**Dataset records:**
....
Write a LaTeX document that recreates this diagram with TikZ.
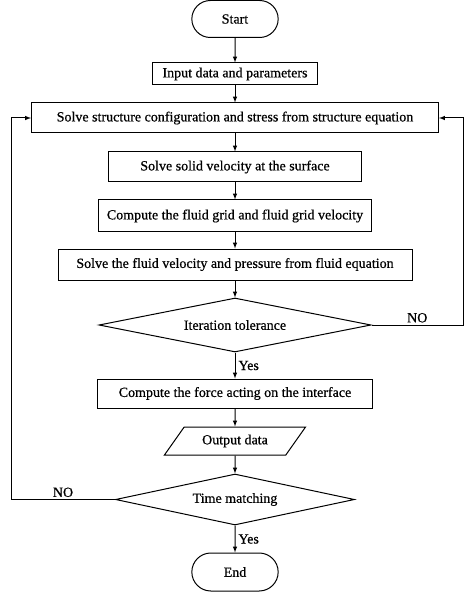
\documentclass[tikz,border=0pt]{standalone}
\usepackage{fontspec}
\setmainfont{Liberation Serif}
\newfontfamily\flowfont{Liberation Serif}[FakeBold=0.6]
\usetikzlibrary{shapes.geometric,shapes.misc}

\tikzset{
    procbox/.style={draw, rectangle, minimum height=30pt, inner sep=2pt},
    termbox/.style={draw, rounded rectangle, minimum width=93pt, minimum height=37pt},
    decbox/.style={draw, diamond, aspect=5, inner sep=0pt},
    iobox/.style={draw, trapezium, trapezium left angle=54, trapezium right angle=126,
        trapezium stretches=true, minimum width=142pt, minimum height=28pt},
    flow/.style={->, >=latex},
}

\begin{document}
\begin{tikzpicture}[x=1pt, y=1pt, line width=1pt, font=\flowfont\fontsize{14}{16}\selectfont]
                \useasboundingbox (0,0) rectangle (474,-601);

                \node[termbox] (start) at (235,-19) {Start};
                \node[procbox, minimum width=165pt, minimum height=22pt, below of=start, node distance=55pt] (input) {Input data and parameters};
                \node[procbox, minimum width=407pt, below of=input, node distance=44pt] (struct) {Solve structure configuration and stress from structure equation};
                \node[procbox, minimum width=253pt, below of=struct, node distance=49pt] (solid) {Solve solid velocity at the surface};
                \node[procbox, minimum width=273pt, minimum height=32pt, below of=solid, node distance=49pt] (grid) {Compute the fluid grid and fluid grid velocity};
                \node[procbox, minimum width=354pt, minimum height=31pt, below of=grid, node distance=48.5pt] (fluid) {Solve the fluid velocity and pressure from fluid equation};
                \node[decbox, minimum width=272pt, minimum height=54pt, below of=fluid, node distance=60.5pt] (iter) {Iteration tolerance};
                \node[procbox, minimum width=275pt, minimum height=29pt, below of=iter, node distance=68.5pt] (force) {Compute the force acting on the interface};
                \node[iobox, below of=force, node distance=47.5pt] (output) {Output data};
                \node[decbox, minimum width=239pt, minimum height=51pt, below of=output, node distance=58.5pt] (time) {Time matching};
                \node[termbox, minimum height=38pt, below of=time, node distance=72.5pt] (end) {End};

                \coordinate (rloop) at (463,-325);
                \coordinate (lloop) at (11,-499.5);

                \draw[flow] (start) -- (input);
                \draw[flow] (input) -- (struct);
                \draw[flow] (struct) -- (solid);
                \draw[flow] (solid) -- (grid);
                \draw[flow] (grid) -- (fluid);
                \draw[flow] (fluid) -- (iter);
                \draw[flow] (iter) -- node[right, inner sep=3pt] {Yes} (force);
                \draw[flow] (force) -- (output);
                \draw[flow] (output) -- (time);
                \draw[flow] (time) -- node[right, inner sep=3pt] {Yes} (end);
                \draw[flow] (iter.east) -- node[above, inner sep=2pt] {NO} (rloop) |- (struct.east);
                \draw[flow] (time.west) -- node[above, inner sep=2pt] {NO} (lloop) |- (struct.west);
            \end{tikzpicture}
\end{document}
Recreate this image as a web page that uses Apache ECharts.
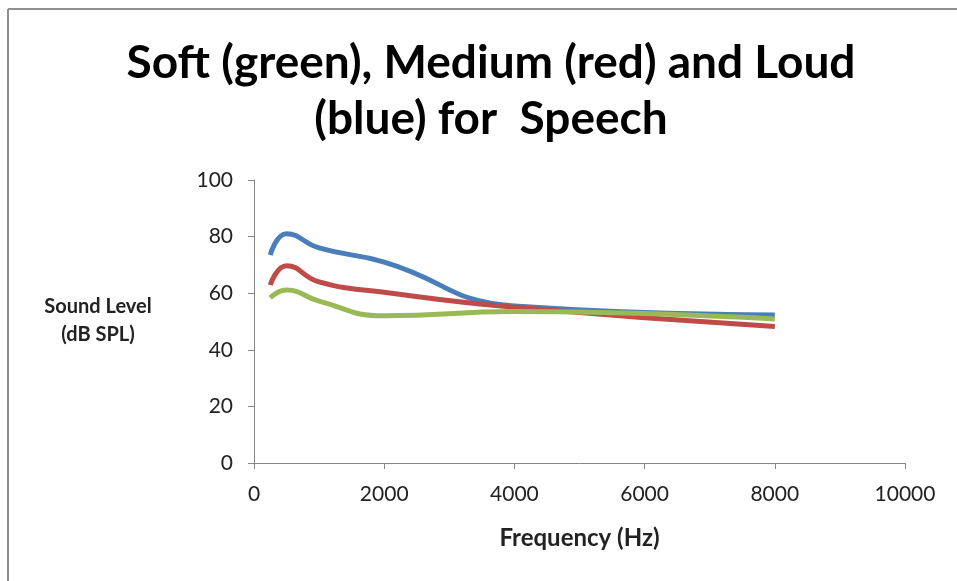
....
**Exercise instructions:** Search the data above for the word "that", then gather each line in which it appears.

**Problem solution:**
Write a LaTeX document that recreates this diagram with TikZ.
Recreate this image as a web page that uses Apache ECharts.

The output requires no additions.